Are You Pregnant? What Next?

As a teenager, discovering that you are pregnant may seem overwhelming.  There are a number of decisions that must be made soon after you become aware of the situation.  Will you proceed with the pregnancy and deliver the baby?  Do you have the resources that are needed to care for a child?  Is it better to give the baby to a family who is waiting to adopt?  Plus, prenatal care should start immediately.  You are now not only responsible for your own health, but also the heath of a child.  If you are pregnant teen, it is important to take responsibility and handle the situation in a mature manner. 

The first step is to confirm your pregnancy.  One of the early signs of pregnancy is usually a missed period.  Once you suspect that a baby may be on the way, a pregnancy test can be purchased at the drug or grocery store.  In addition, doctors are able to perform a blood test that can confirm a pregnancy. 

Once you have determined that you are pregnant, it is time to come clean and tell your parents.  Although they may have some strong feelings about the news, they ultimately have your best interests at heart.  You will want their guidance when making decisions about the pregnancy.  Plus, they will probably be able to assist you in getting the medical treatment that is needed. 

Pre-natal care is the care that the mother receives while she is expecting.  It should begin in the first trimester, and consists of regular visits to the doctor to ensure the health of the mother and her unborn child.  In addition, pre-natal care involves learning about pregnancy, eating healthy, taking a pre-natal vitamin, and exercise.  It is important to schedule an appointment with a doctor as soon as possible. 

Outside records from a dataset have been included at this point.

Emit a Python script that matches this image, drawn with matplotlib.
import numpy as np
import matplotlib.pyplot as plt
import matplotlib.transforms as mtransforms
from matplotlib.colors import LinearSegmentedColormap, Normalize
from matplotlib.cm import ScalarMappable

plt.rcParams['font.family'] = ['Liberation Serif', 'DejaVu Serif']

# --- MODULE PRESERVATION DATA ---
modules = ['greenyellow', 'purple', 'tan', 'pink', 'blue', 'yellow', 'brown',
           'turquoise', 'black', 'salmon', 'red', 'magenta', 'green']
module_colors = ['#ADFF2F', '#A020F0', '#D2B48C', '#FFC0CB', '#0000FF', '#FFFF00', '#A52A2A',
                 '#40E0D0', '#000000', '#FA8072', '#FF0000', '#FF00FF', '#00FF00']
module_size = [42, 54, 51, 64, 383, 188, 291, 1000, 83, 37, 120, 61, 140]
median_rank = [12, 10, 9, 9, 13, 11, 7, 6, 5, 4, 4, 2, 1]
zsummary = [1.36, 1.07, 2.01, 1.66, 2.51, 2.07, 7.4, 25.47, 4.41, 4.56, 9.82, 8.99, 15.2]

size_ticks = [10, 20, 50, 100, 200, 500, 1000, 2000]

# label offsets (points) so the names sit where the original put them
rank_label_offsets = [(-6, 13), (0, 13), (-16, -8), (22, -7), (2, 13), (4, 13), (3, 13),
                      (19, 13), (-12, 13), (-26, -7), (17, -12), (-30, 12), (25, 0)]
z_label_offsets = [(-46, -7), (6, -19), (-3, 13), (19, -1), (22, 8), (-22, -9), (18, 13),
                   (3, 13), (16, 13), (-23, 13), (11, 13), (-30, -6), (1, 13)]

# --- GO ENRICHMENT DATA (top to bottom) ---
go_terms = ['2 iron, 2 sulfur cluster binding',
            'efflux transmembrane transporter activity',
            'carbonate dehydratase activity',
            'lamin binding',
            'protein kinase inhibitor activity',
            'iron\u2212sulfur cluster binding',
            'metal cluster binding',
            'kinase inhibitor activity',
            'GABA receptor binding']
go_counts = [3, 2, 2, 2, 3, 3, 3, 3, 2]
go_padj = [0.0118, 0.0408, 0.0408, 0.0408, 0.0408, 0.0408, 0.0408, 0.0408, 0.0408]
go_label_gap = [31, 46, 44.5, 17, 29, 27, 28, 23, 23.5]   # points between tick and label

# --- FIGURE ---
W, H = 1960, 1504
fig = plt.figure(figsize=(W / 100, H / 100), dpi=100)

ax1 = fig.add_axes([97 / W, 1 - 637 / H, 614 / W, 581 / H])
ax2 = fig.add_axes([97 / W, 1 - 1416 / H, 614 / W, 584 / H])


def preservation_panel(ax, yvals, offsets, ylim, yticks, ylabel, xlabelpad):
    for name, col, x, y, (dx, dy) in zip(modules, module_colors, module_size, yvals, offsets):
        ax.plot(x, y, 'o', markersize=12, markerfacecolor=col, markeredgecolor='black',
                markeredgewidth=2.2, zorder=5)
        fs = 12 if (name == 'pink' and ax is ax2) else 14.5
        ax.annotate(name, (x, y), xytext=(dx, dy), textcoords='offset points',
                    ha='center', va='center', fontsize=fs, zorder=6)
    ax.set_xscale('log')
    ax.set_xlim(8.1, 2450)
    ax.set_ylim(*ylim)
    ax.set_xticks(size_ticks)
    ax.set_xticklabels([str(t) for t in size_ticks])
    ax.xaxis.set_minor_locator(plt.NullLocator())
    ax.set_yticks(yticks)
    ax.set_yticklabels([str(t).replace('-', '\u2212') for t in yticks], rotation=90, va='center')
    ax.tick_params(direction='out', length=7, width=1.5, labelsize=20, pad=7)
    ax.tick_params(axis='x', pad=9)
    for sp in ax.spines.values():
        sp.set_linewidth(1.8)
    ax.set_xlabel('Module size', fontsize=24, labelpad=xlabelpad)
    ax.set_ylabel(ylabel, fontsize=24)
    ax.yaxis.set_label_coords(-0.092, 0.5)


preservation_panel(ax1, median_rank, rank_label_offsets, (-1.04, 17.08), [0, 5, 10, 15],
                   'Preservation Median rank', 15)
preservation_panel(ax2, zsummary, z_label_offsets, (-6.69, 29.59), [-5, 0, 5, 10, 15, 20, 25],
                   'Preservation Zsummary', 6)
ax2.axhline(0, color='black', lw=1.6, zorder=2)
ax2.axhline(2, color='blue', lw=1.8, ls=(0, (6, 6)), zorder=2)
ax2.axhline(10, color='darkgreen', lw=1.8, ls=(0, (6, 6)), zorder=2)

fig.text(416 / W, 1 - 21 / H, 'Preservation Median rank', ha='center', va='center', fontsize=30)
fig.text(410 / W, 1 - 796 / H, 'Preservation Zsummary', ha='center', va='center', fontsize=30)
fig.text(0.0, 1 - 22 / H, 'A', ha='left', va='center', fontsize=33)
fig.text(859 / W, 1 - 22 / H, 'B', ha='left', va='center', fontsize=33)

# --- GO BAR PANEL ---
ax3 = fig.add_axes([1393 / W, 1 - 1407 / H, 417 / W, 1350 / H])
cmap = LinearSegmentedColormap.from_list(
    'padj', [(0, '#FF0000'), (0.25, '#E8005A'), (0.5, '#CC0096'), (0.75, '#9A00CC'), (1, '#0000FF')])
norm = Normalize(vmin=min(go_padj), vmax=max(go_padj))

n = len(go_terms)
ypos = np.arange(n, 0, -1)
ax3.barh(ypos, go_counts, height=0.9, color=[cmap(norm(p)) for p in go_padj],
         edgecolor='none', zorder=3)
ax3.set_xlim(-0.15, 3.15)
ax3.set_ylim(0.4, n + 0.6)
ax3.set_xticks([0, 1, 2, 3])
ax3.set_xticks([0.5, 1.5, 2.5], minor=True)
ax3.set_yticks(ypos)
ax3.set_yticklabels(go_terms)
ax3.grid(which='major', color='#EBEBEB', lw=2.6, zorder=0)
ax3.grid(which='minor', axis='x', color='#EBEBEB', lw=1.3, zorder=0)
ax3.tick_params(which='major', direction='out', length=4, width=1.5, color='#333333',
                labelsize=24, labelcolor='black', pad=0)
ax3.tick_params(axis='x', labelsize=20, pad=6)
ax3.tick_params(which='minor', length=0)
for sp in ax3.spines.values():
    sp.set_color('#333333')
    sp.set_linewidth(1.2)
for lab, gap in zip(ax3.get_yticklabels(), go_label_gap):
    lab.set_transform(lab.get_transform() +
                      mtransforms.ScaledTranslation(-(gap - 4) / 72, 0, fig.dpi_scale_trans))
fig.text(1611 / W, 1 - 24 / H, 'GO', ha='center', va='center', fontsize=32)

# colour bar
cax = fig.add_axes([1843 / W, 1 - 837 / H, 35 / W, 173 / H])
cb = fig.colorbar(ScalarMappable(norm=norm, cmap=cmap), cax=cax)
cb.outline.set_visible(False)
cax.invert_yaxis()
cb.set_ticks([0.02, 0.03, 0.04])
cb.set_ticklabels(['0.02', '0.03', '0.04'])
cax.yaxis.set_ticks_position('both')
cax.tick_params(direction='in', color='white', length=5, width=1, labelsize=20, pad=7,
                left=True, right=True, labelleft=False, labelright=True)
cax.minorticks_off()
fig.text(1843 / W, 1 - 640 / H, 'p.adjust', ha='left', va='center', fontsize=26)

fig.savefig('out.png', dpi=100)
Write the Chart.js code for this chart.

During your prenatal checkups, several tests will be performed.  Your doctor will generally do a blood test to check your blood type, RhFactor, iron levels, and immunity to certain illnesses.  In addition, a urinalysis checks for sugar and protein in your urine to determine if there are any problems with your blood sugar of kidneys.  A vaginal exam is performed, and a PAP test is used to detect changes in the cervix.  Doctor visits usually occur once a month for the first 6 months of the pregnancy and more frequently for the remainder. 

Overall, it is important to seek proper medical care and work with your family to make the decisions that will be best for you and your pregnancy.